Sleep: An Essential Component of Health and Well-being

Sleep: An Essential Component of Health and Well-being – Free Webinar Friday, May 19th, 1:00 pm

Brought to you by Guidance Resources, OSU's Employee Assistance Program.   

In the past five years, it has been routinely reported by researchers and the media alike that Americans are notoriously sleep deprived. There are numerous reasons why this may be the case. Yet while many people look towards improving their health via diet, exercise and ceasing bad consumption habits (e.g., junk food, cigarettes), sleep is often overlooked—or is it? Sleep medications will surpass $5 billion in annual sales within the next year. Apparently not only are Americans having difficulty getting sufficient quantities of quality sleep, they are also having difficulties getting to sleep. This workshop provides the latest research findings regarding the importance of sleep and offers participants suggestions on how to improve their sleep according to priority and quality measures.  The webinar is expected to last between 45-60 minutes. 
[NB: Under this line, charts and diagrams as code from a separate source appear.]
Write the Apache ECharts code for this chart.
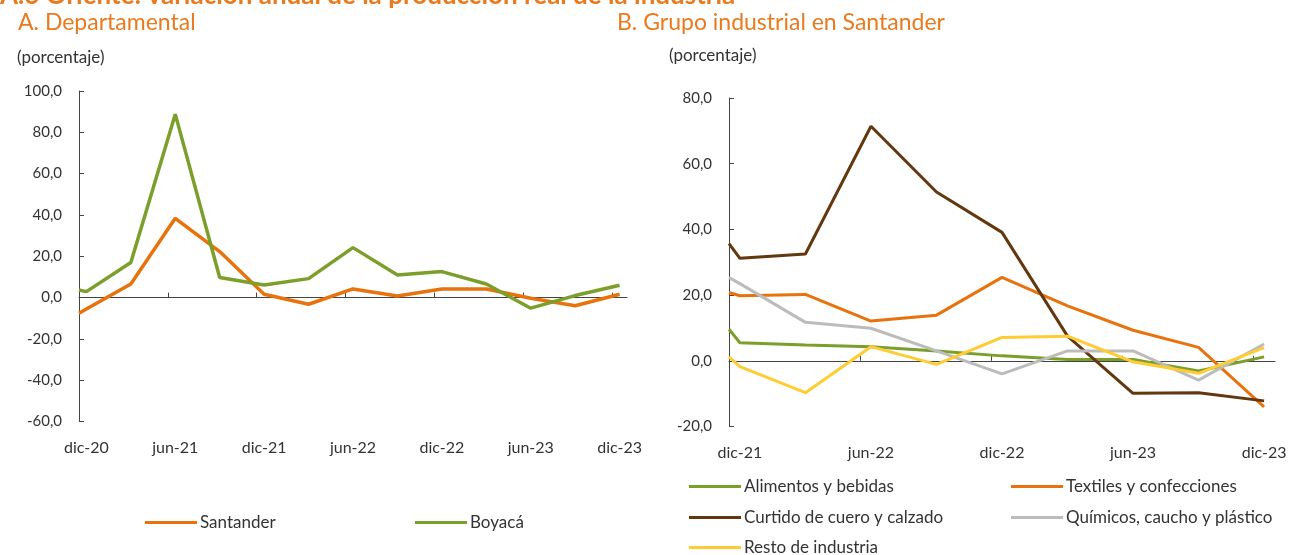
<!DOCTYPE html>
<html>
<head>
<meta charset="utf-8">
<title>Variación anual de la producción real de la industria</title>
<script src="https://cdn.jsdelivr.net/npm/echarts@6/dist/echarts.min.js"></script>
<style>
    html, body { margin: 0; padding: 0; background: #fff; }
    #chart { width: 1291px; height: 555px; }
</style>
</head>
<body>
<div id="chart"></div>
<script>
/**
 * datos leidos del grafico
 * eje x en meses contados desde dic-20 (A) y dic-21 (B)
 */
var mesesA = [-0.5, 0, 3, 6, 9, 12, 15, 18, 21, 24, 27, 30, 33, 36];
var santander = [-7.6, -5.5, 6.6, 38.4, 22.3, 1.6, -3.2, 4.2, 0.8, 4.2, 4.2, -0.3, -3.9, 1.6];
var boyaca = [3.7, 2.9, 17.0, 88.8, 9.7, 6.1, 9.2, 24.2, 11.0, 12.6, 6.6, -5.1, 1.0, 6.0];
var etiquetasA = ["dic-20", "jun-21", "dic-21", "jun-22", "dic-22", "jun-23", "dic-23"];
var posEtiquetasA = [0, 6, 12, 18, 24, 30, 36];

var mesesB = [-0.5, 0, 3, 6, 9, 12, 15, 18, 21, 24];
var alimentos = [9.6, 5.5, 4.8, 4.3, 3.0, 1.5, 0.4, 0.4, -3.1, 1.2];
var textiles = [20.8, 19.8, 20.2, 12.1, 13.9, 25.4, 16.7, 9.3, 4.1, -14.0];
var curtido = [35.7, 31.2, 32.5, 71.4, 51.4, 39.1, 7.5, -9.9, -9.7, -12.2];
var quimicos = [25.3, 23.5, 11.7, 9.9, 3.0, -4.0, 3.0, 3.0, -5.9, 5.1];
var resto = [1.2, -1.8, -9.7, 4.3, -1.1, 7.1, 7.5, -0.3, -3.8, 4.0];
var etiquetasB = ["dic-21", "jun-22", "dic-22", "jun-23", "dic-23"];
var posEtiquetasB = [0, 6, 12, 18, 24];

var NARANJA = "#e8720c", VERDE = "#7c9e2a", CAFE = "#63380f", GRIS = "#bcbcbc", AMARILLO = "#ffcc33";
var TITULO = "#ea7a1e", TEXTO = "#333333", EJE = "#444444";
var FUENTE = "Lato, 'Open Sans', sans-serif";

function pares(xs, ys) {
    return xs.map((x, i) => [x, ys[i]]);
}

function coma(v) {
    return v.toFixed(1).replace(".", ",");
}

/**
 * eje x: uno con la linea en cero y otro solo con las etiquetas abajo
 */
function ejesX(grid, min, max, pos, etiquetas) {
    return [{
        type: "value", gridIndex: grid, min: min, max: max,
        axisLine: { onZero: true, lineStyle: { color: EJE, width: 1 } },
        axisTick: { show: true, inside: true, length: 5, lineStyle: { color: EJE },
            customValues: pos.slice(1).map(m => m - 0.5) },
        axisLabel: { show: false },
        splitLine: { show: false }
    }, {
        type: "value", gridIndex: grid, min: min, max: max, position: "bottom",
        axisLine: { show: false, onZero: false },
        axisTick: { show: false },
        axisLabel: { show: true, margin: 18, color: TEXTO, fontSize: 16, fontFamily: FUENTE,
            customValues: pos,
            formatter: v => etiquetas[pos.indexOf(Math.round(v))] || "" },
        splitLine: { show: false }
    }];
}

function ejeY(grid, min, max) {
    return {
        type: "value", gridIndex: grid, min: min, max: max, interval: 20,
        axisLine: { show: true, onZero: false, lineStyle: { color: EJE, width: 1 } },
        axisTick: { show: true, inside: true, length: 5, lineStyle: { color: EJE } },
        axisLabel: { color: TEXTO, fontSize: 15, fontFamily: FUENTE, margin: 17, formatter: coma },
        splitLine: { show: false }
    };
}

function serie(nombre, xEje, yEje, xs, ys, color, ancho) {
    return {
        name: nombre, type: "line", xAxisIndex: xEje, yAxisIndex: yEje,
        data: pares(xs, ys), symbol: "none", smooth: false,
        lineStyle: { color: color, width: ancho }, itemStyle: { color: color },
        emphasis: { disabled: true }, animation: false
    };
}

function leyenda(nombre, left, top) {
    return {
        data: [nombre], left: left, top: top, icon: "rect",
        itemWidth: 52, itemHeight: 3, itemGap: 0,
        textStyle: { color: TEXTO, fontSize: 17, fontFamily: FUENTE, padding: [0, 0, 0, -2] },
        selectedMode: false
    };
}

var chart = echarts.init(document.getElementById("chart"), null, { renderer: "canvas" });

var option = {
    backgroundColor: "#ffffff",
    animation: false,
    grid: [
        { left: 79, width: 548, top: 91, height: 330.6 },
        { left: 729, width: 546, top: 98, height: 328.5 }
    ],
    xAxis: ejesX(0, -0.5, 36.5, posEtiquetasA, etiquetasA).concat(ejesX(1, -0.5, 24.5, posEtiquetasB, etiquetasB)),
    yAxis: [ejeY(0, -60, 100), ejeY(1, -20, 80)],
    legend: [
        leyenda("Santander", 140, 509),
        leyenda("Boyacá", 410, 509),
        leyenda("Alimentos y bebidas", 684, 473),
        leyenda("Textiles y confecciones", 1006, 473),
        leyenda("Curtido de cuero y calzado", 684, 504),
        leyenda("Químicos, caucho y plástico", 1006, 504),
        leyenda("Resto de industria", 684, 534)
    ],
    graphic: [
        { type: "text", left: 0, top: -17, style: { text: "A.6 Oriente: variación anual de la producción real de la industria",
            fill: TITULO, font: "bold 26px " + FUENTE } },
        { type: "text", left: 18, top: 11, style: { text: "A. Departamental", fill: TITULO, font: "23px " + FUENTE } },
        { type: "text", left: 617, top: 11, style: { text: "B. Grupo industrial en Santander", fill: TITULO, font: "23px " + FUENTE } },
        { type: "text", left: 17, top: 49, style: { text: "(porcentaje)", fill: TEXTO, font: "17px " + FUENTE } },
        { type: "text", left: 669, top: 47, style: { text: "(porcentaje)", fill: TEXTO, font: "17px " + FUENTE } }
    ],
    series: [
        serie("Santander", 0, 0, mesesA, santander, NARANJA, 3.5),
        serie("Boyacá", 0, 0, mesesA, boyaca, VERDE, 3.5),
        serie("Alimentos y bebidas", 2, 1, mesesB, alimentos, VERDE, 3),
        serie("Textiles y confecciones", 2, 1, mesesB, textiles, NARANJA, 3),
        serie("Curtido de cuero y calzado", 2, 1, mesesB, curtido, CAFE, 3),
        serie("Químicos, caucho y plástico", 2, 1, mesesB, quimicos, GRIS, 3),
        serie("Resto de industria", 2, 1, mesesB, resto, AMARILLO, 3)
    ]
};

chart.setOption(option);
</script>
</body>
</html>
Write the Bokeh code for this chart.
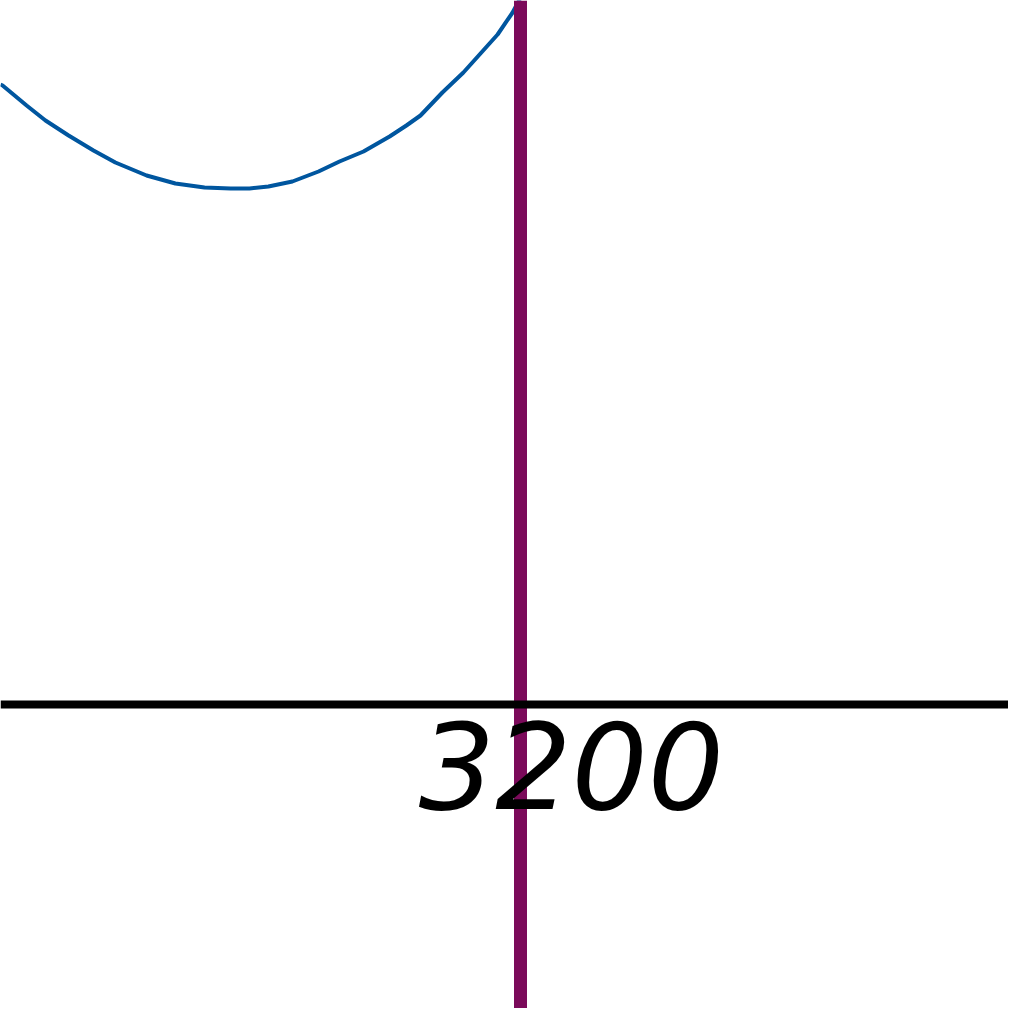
from bokeh.plotting import figure
from bokeh.models import Range1d
from bokeh.core.properties import value
from bokeh.embed import file_html
from bokeh.resources import INLINE

# Data
curve_x = [3010.0, 3010.7, 3018.7, 3025.0, 3032.7, 3041.0, 3048.3, 3058.7, 3068.3,
           3078.0, 3086.7, 3093.0, 3099.3, 3107.3, 3116.0, 3123.0, 3131.0, 3139.7,
           3145.3, 3150.0, 3157.3, 3164.3, 3170.3, 3175.7, 3180.7, 3183.2]
curve_y = [6.20, 6.19, 5.99, 5.84, 5.69, 5.54, 5.42, 5.29, 5.21,
           5.17, 5.16, 5.16, 5.18, 5.23, 5.33, 5.43, 5.53, 5.68,
           5.79, 5.89, 6.12, 6.32, 6.52, 6.70, 6.92, 7.06]
marker_x = [3183.2]
axis_y = [0]
tick_values = [3200]
tick_labels = ["3200"]

p = figure(width=1008, height=1008, output_backend="svg", toolbar_location=None,
           x_range=Range1d(3010.0, 3346.0), y_range=Range1d(-3.04, 7.04),
           min_border=0, outline_line_color=None)
p.axis.visible = False
p.grid.visible = False
p.background_fill_color = "white"

p.line(curve_x, curve_y, line_color="#00569F", line_width=4)
p.vspan(x=marker_x, line_color="#7B0A5A", line_width=13)
p.hspan(y=axis_y, line_color="black", line_width=8)
p.text(x=tick_values, y=[axis_y[0]] * len(tick_values), text=tick_labels,
       text_font=value("DejaVu Sans"), text_font_style="italic",
       text_font_size="120px", text_align="center", text_baseline="alphabetic",
       y_offset=60, x_offset=1, text_color="black")

open("out.html", "w").write(file_html(p, INLINE))
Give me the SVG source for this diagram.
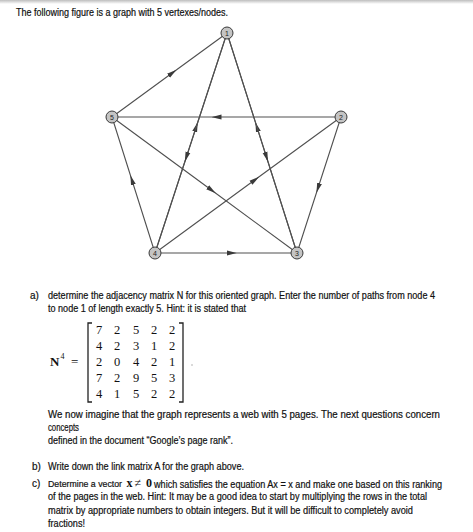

If you don’t snooze, you lose

The amount of sleep you get plays a major role in how you handle stress. The average adult needs seven to nine hours of sleep each night. Are you getting your 40 winks?

Stress is the number-one cause of short-term sleeping problems. Try these tips and record your sleep activity in a sleep diary.

Go to bed and get up at the same time. Your brain and body need to balance sleep and wake time. Though it’s tempting to sleep in on the weekends, a regular wake-up time in the morning strengthens your body and helps you get to sleep at night. So try not to vary your schedule often.

Set a regular bedtime routine. A relaxing bedtime routine helps separate sleep time from active time. Try a hot bath, light reading or listening to soothing music.

Use your bedroom only for sleep. Remove televisions, computers and work materials from your room. Use your bed only for sleep and rest.

Make a comfortable, quiet, dark and cool environment. Your bedroom should entice you to sleep. Make certain that your mattresses and pillows are comfortable. Consider using blackout curtains, eye shades, ear plugs, humidifiers or fans to help you sleep better.

Avoid heavy meals close to bedtime. Eating and drinking too much may make you less comfortable when settling down for bed, and it may cause heartburn.

Exercise each day. Regular physical activity helps make it easier to fall asleep and leads to sounder sleep. Complete your physical activity at least three hours before bedtime to prevent difficulty falling asleep.

Stay away from caffeine. Caffeine is a stimulant and can stay in the body three to five hours, on average. Avoid caffeine (chocolate, coffee, tea and soft drinks) closer to bedtime.

Give up your tobacco products. Smoking before bed makes it hard to fall asleep. When smokers and tobacco users go to sleep, they experience withdrawal symptoms from nicotine, which causes sleep problems. Nicotine can cause a problem falling asleep, problems waking in the morning and may also cause nightmares.

Shy away from alcohol. Contrary to popular belief, alcohol disrupts sleep and causes you to wake up during the night.

If you continue to experience sleep problems, share your sleep diary with your doctor for proper diagnosis and treatment.